By checking recent filings — many counties now offer online search portals — you can spot properties that just reverted to bank ownership, sometimes weeks before they hit the open market. Fees for searching and copying records vary by county but are generally modest. The limitation of this method is that it requires more legwork than browsing a website. You need to know what document types to look for and be comfortable reading bare-bones legal filings. For investors willing to put in the time, though, county records are where the least competition exists because most buyers never look there.
Licensed real estate agents have access to the full Multiple Listing Service, which includes data fields and agent remarks that public-facing websites strip out. An agent can set up a filtered search that only returns properties where a financial institution is the seller of record, and configure alerts so you’re notified the moment a new REO listing enters the system. That real-time access matters because REO properties in desirable areas attract multiple offers quickly.
Beyond search access, an agent experienced in REO transactions adds value during the offer and closing process. Bank-owned sales involve contract addenda, “highest and best” deadlines, and communication with the bank’s asset manager or listing broker — none of which works quite like a standard home sale. The bank typically responds slower than an individual seller, and the paperwork has idiosyncrasies that trip up buyers who haven’t dealt with them before.
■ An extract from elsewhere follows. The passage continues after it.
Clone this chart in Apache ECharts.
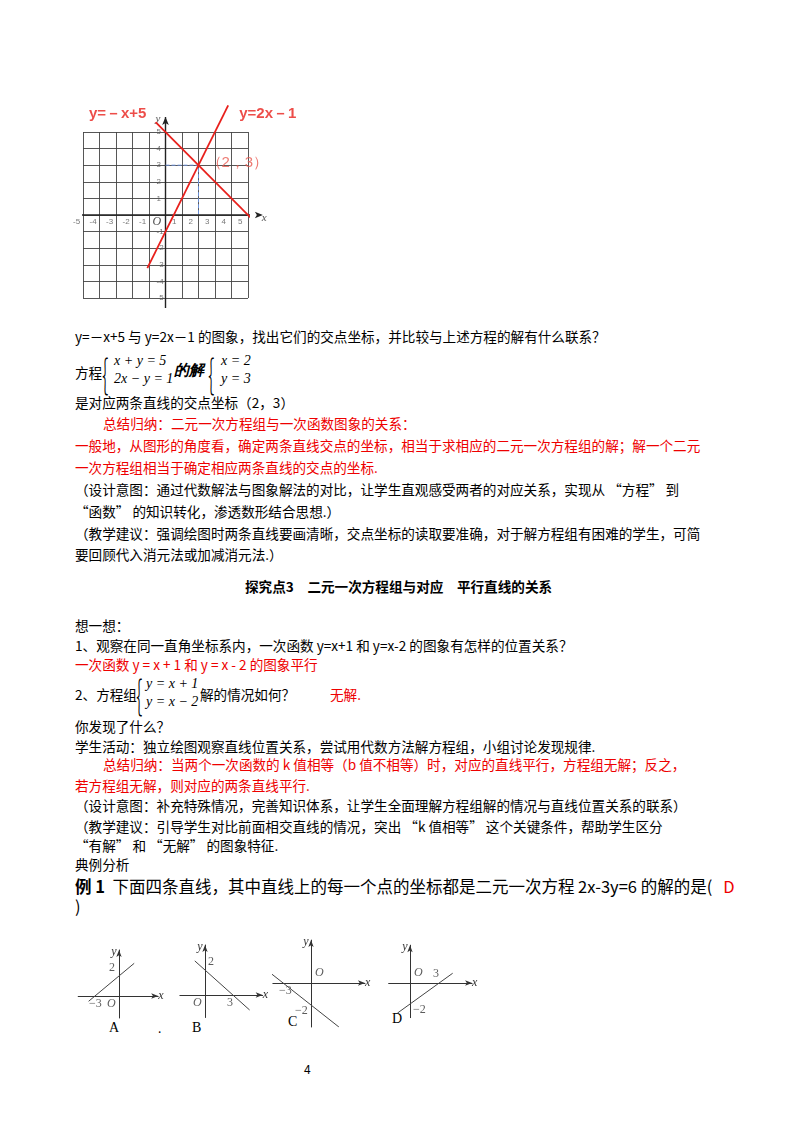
<!DOCTYPE html>
<html><head><meta charset="utf-8">
<script src="https://cdn.jsdelivr.net/npm/echarts@6/dist/echarts.min.js"></script>
<style>
body{margin:0;width:800px;height:1132px;background:#fff;position:relative;font-family:"Noto Sans CJK SC","DejaVu Sans",sans-serif;color:#000;overflow:hidden}
.t{position:absolute;left:75px;font-size:13.6px;white-space:nowrap;line-height:18px}
.r{color:#e00}
.b{font-weight:bold}
.br{position:absolute;font-size:40px;font-weight:200;line-height:40px;transform:scaleX(0.5);transform-origin:left}
.eq{position:absolute;font-family:"Liberation Serif",serif;font-style:italic;font-size:14px;line-height:18px;white-space:nowrap}
#c{position:absolute;left:0;top:0;width:800px;height:1132px}
</style></head><body>
<div class="t" style="top:327px">y=－x+5 与 y=2x－1 的图象，找出它们的交点坐标，并比较与上述方程的解有什么联系？</div>
<div class="t" style="top:363px">方程</div>
<div class="br" style="left:102px;top:352px">{</div>
<div class="eq" style="left:114px;top:352px">x + y = 5<br>2x − y = 1</div>
<div class="eq" style="left:174px;top:361px;font-weight:bold;font-size:15px">的解</div>
<div class="br" style="left:208px;top:352px">{</div>
<div class="eq" style="left:221px;top:352px">x = 2<br>y = 3</div>
<div class="t" style="top:393px">是对应两条直线的交点坐标（2，3）</div>
<div class="t r" style="top:414px;left:103px">总结归纳：二元一次方程组与一次函数图象的关系：</div>
<div class="t r" style="top:436px">一般地，从图形的角度看，确定两条直线交点的坐标，相当于求相应的二元一次方程组的解；解一个二元</div>
<div class="t r" style="top:458px">一次方程组相当于确定相应两条直线的交点的坐标.</div>
<div class="t" style="top:480px">（设计意图：通过代数解法与图象解法的对比，让学生直观感受两者的对应关系，实现从 “方程” 到</div>
<div class="t" style="top:502px">“函数” 的知识转化，渗透数形结合思想.）</div>
<div class="t" style="top:524px">（教学建议：强调绘图时两条直线要画清晰，交点坐标的读取要准确，对于解方程组有困难的学生，可简</div>
<div class="t" style="top:545px">要回顾代入消元法或加减消元法.）</div>
<div class="t b" style="top:577px;left:245px">探究点3　二元一次方程组与对应　平行直线的关系</div>
<div class="t" style="top:616px">想一想：</div>
<div class="t" style="top:636px">1、观察在同一直角坐标系内，一次函数 y=x+1 和 y=x-2 的图象有怎样的位置关系？</div>
<div class="t r" style="top:655px">一次函数 y = x + 1 和 y = x - 2 的图象平行</div>
<div class="t" style="top:685px">2、方程组</div>
<div class="br" style="left:136px;top:673px">{</div>
<div class="eq" style="left:146px;top:675px">y = x + 1<br>y = x − 2</div>
<div class="t" style="top:685px;left:200px">解的情况如何？</div>
<div class="t r" style="top:685px;left:330px">无解.</div>
<div class="t" style="top:717px">你发现了什么？</div>
<div class="t" style="top:737px">学生活动：独立绘图观察直线位置关系，尝试用代数方法解方程组，小组讨论发现规律.</div>
<div class="t r" style="top:755px;left:103px">总结归纳：当两个一次函数的 k 值相等（b 值不相等）时，对应的直线平行，方程组无解；反之，</div>
<div class="t r" style="top:776px">若方程组无解，则对应的两条直线平行.</div>
<div class="t" style="top:796px">（设计意图：补充特殊情况，完善知识体系，让学生全面理解方程组解的情况与直线位置关系的联系）</div>
<div class="t" style="top:817px">（教学建议：引导学生对比前面相交直线的情况，突出 “k 值相等” 这个关键条件，帮助学生区分</div>
<div class="t" style="top:836px">“有解” 和 “无解” 的图象特征.</div>
<div class="t" style="top:855px">典例分析</div>
<div class="t" style="top:875px;font-size:16.5px;line-height:22px"><b>例 1</b>&nbsp; 下面四条直线，其中直线上的每一个点的坐标都是二元一次方程 2x-3y=6 的解的是(&nbsp;&nbsp;&nbsp;<span class="r">D</span></div>
<div class="t" style="top:897px;font-size:16.5px">)</div>
<div class="t" style="top:1060px;left:304px;font-size:12px">4</div>
<div class="t" style="top:1019px;left:109px;font-family:'Liberation Serif',serif;font-size:14px">A</div>
<div class="t" style="top:1019px;left:158px;font-size:12px">.</div>
<div class="t" style="top:1019px;left:192px;font-family:'Liberation Serif',serif;font-size:14px">B</div>
<div class="t" style="top:1013px;left:288px;font-family:'Liberation Serif',serif;font-size:14px">C</div>
<div class="t" style="top:1010px;left:392px;font-family:'Liberation Serif',serif;font-size:14px">D</div>
<div id="c"></div>
<script>
// main chart data
const ticks = [-5,-4,-3,-2,-1,0,1,2,3,4,5];
const lineA = [[-0.6,5.6],[6.2,-1.2]];   // y = -x + 5
const lineB = [[-1.1,-3.2],[3.8,6.6]];   // y = 2x - 1
const point = [2,3];
const labelA = 'y=－x+5', labelB = 'y=2x－1', labelP = '（2，3）';
// small graphs: line endpoints and tick labels
const smallLines = [
  [[-3.8,-0.53],[1.9,3.27]],
  [[-1.1,2.73],[4.8,-1.2]],
  [[-4.2,0.8],[3.0,-4.0]],
  [[-1.3,-2.87],[4.4,0.93]]
];
const smallLabels = [
  [{v:[0,2],t:'2'},{v:[-3,0],t:'−3'},{v:[0,0],t:'O'}],
  [{v:[0,2],t:'2'},{v:[3,0],t:'3'},{v:[0,0],t:'O'}],
  [{v:[-3,0],t:'−3'},{v:[0,-2],t:'−2'},{v:[0,0],t:'O'}],
  [{v:[3,0],t:'3'},{v:[0,-2],t:'−2'},{v:[0,0],t:'O'}]
];
// layout of small graphs: origin px, unit px, ranges
const L = [
  {ox:119,oy:996,ux:8,uy:10,x:[-5.1,4.9],y:[-2.2,4.6]},
  {ox:205,oy:995,ux:9.3,uy:12.5,x:[-2.7,6.2],y:[-1.8,4]},
  {ox:311,oy:983,ux:9.3,uy:11,x:[-4.1,5.8],y:[-4,3.9]},
  {ox:410,oy:983,ux:9.7,uy:10.5,x:[-2.2,6.4],y:[-3.3,3.6]}
];
const ch = echarts.init(document.getElementById('c'));
const grids=[{left:83,top:132,width:165,height:166}];
const xA=[{gridIndex:0,type:'value',min:-5,max:5,interval:1,
  axisLine:{show:false},axisTick:{show:false},
  splitLine:{show:true,lineStyle:{color:'#444',width:0.9}},
  axisLabel:{show:false}}];
const yA=[{gridIndex:0,type:'value',min:-5,max:5,interval:1,
  axisLine:{show:false},axisTick:{show:false},
  splitLine:{show:true,lineStyle:{color:'#444',width:0.9}},axisLabel:{show:false}}];
const red='#e8201c';
const series=[
 {type:'line',xAxisIndex:0,yAxisIndex:0,clip:false,silent:true,data:[[-5.4,0],[5.9,0]],
  symbol:(v,p)=>p.dataIndex===1?'arrow':'none',symbolSize:[5,8],symbolRotate:-90,lineStyle:{color:'#222',width:1.4},itemStyle:{color:'#222'}},
 {type:'line',xAxisIndex:0,yAxisIndex:0,clip:false,silent:true,data:[[0,-5.6],[0,5.9]],
  symbol:(v,p)=>p.dataIndex===1?'arrow':'none',symbolSize:[5,8],lineStyle:{color:'#222',width:1.4},itemStyle:{color:'#222'}},
 {type:'line',xAxisIndex:0,yAxisIndex:0,data:[[0,point[1]],point,[point[0],0]],symbol:'none',
  lineStyle:{color:'#6b8fd6',type:'dashed',width:1}},
 {type:'line',xAxisIndex:0,yAxisIndex:0,clip:false,data:lineA,symbol:'none',lineStyle:{color:red,width:1.8}},
 {type:'line',xAxisIndex:0,yAxisIndex:0,clip:false,data:lineB,symbol:'none',lineStyle:{color:red,width:1.8}},
 {type:'scatter',xAxisIndex:0,yAxisIndex:0,symbolSize:0,clip:false,
  data:ticks.filter(t=>t!==0).map(t=>({value:[t,0],label:{show:true,formatter:String(t),position:[-10,3],fontSize:8,color:'#555'}}))
   .concat(ticks.filter(t=>t!==0).map(t=>({value:[0,t],label:{show:true,formatter:String(t),position:[-9,-4],fontSize:8,color:'#555'}})))
   .concat([{value:[0,0],label:{show:true,formatter:'O',position:[-13,1],fontSize:12,fontStyle:'italic',fontFamily:'Liberation Serif',color:'#222'}},
     {value:[5.9,0],label:{show:true,formatter:'x',position:[-1,-2],fontSize:11,fontStyle:'italic',fontFamily:'Liberation Serif',color:'#222'}},
     {value:[0,5.9],label:{show:true,formatter:'y',position:[-10,-3],fontSize:11,fontStyle:'italic',fontFamily:'Liberation Serif',color:'#222'}},
     {value:point,label:{show:true,formatter:labelP,position:[8,-10],fontSize:15,color:'#e85a50'}},
     {value:[-2.9,6.1],label:{show:true,formatter:labelA,position:'inside',fontSize:15,fontWeight:'bold',color:red}},
     {value:[6.2,6.1],label:{show:true,formatter:labelB,position:'inside',fontSize:15,fontWeight:'bold',color:red}}])}
];
L.forEach((g,i)=>{
  const gi=i+1;
  grids.push({left:g.ox+g.x[0]*g.ux,top:g.oy-g.y[1]*g.uy,width:(g.x[1]-g.x[0])*g.ux,height:(g.y[1]-g.y[0])*g.uy});
  const ax={type:'value',gridIndex:gi,axisTick:{show:false},axisLabel:{show:false},splitLine:{show:false},
    axisLine:{onZero:true,symbol:['none','arrow'],symbolSize:[4,7],lineStyle:{color:'#333',width:1}},
    nameTextStyle:{fontSize:12,fontStyle:'italic',fontFamily:'Liberation Serif',color:'#333'},nameGap:4};
  xA.push(Object.assign({},ax,{min:g.x[0],max:g.x[1],name:'x',nameLocation:'end',nameTextStyle:Object.assign({},ax.nameTextStyle,{padding:[18,0,0,-4]})}));
  yA.push(Object.assign({},ax,{min:g.y[0],max:g.y[1],name:'y',nameLocation:'end',nameTextStyle:Object.assign({},ax.nameTextStyle,{padding:[0,10,-12,0]})}));
  series.push({type:'line',xAxisIndex:gi,yAxisIndex:gi,data:smallLines[i],symbol:'none',lineStyle:{color:'#444',width:1}});
  series.push({type:'scatter',xAxisIndex:gi,yAxisIndex:gi,symbolSize:0,
    data:smallLabels[i].map(o=>{
      let pos=[3,-14];
      if(o.t==='O') pos=(i>=2)?[4,-16]:[-12,2];
      else if(o.v[1]===0) pos=(i>=2)?(o.v[0]<0?[-4,2]:[-6,-15]):[-6,2];
      else if(o.v[0]===0) pos=(o.v[1]<0)?[-16,0]:[-10,-14];
      if(i===0&&o.t==='2') pos=[-10,-14];
      if(i===1&&o.t==='2') pos=[3,-14];
      if(i===3&&o.t==='−2') pos=[3,0];
      return {value:o.v,label:{show:true,formatter:o.t,position:pos,fontSize:12,fontFamily:'Liberation Serif',fontStyle:o.t==='O'?'italic':'normal',color:'#333'}};
    })});
});
ch.setOption({animation:false,grid:grids,xAxis:xA,yAxis:yA,series:series});
</script>
</body></html>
You don’t pay extra for this expertise as a buyer, since the seller (the bank) pays the listing agent’s commission, which is split with your agent.
Finding an REO property is the easy part. What catches buyers off guard is the condition of the home, the legal fine print in the purchase contract, and costs that don’t show up on the listing page. Banks are motivated sellers, but they’re also institutional sellers — which means rigid contracts and minimal flexibility on repairs.
Nearly every bank-owned property is sold “as is.” That language means the bank makes no warranties about the home’s condition and won’t negotiate repairs based on what an inspection turns up. REO homes may have been vacant for months. The previous owner may have stripped fixtures, skipped maintenance, or made unpermitted renovations before walking away. None of that is the bank’s problem once you sign.
You can still get an inspection, and you absolutely should. Most banks allow inspection contingencies in the purchase contract, giving you an exit if the inspector finds something that changes the math. The bank won’t fix a failing foundation, but the inspection tells you what you’re actually buying so you can price the repairs into your offer. Skipping the inspection to make your offer look more competitive is the single most expensive mistake REO buyers make.
Banks clear most liens from the title before listing an REO property, but “most” isn’t “all.” Title defects can survive foreclosure — things like undisclosed easements, recording errors, or competing ownership claims that surface after closing. Lender’s title insurance only protects your mortgage company, not your equity in the home.9Consumer Financial Protection Bureau. What Is Lenders Title Insurance An owner’s title insurance policy protects you. The cost is a one-time premium paid at closing, and for a property that just went through foreclosure, it’s not optional in any practical sense.
Unpaid property taxes generally take priority over other liens and are typically resolved through the closing process. HOA assessments are trickier. In many states, a first mortgage foreclosure wipes out the HOA’s recorded lien, but the underlying debt for unpaid assessments can follow the property to the new owner. The association can then record a fresh lien for that outstanding balance. The rules vary significantly by state, so before closing on any REO property in a community with an HOA, request a current estoppel letter or lien search from the association showing exactly what’s owed. Municipal liens for code violations, unpaid utility bills, or special assessments can also survive a foreclosure sale depending on local law.
Conventional mortgages work fine for REO properties that are in livable condition. The complication arises when the home needs significant work — which describes a large percentage of REO inventory. Most traditional lenders won’t finance a property that doesn’t meet minimum habitability standards, leaving buyers stuck between a home they can afford and a loan they can’t get approved.
The FHA 203(k) rehabilitation loan solves this problem by rolling the purchase price and renovation costs into a single mortgage insured by FHA. HUD explicitly lists REO properties as an eligible property type for this program.10U.S. Department of Housing and Urban Development. 203(k) Rehabilitation Mortgage Insurance Program The standard 203(k) covers major structural work — foundation repairs, new roofing, plumbing overhauls — while the limited 203(k) handles smaller cosmetic and mechanical improvements. The loan gets insured before the renovation is complete, which removes the catch-22 of needing the home to be in good shape before a lender will touch it.
Banks also tend to impose tighter closing deadlines than individual sellers. Thirty to 45 days is common, and extensions aren’t guaranteed. If your financing isn’t lined up before you submit an offer, you risk losing your earnest money deposit when the bank’s deadline passes. Cash offers close faster and avoid the appraisal hurdles that sometimes kill financed deals on distressed properties, which is why investors often beat owner-occupants in competitive bidding — and why those 30-day First Look periods exist to level the field.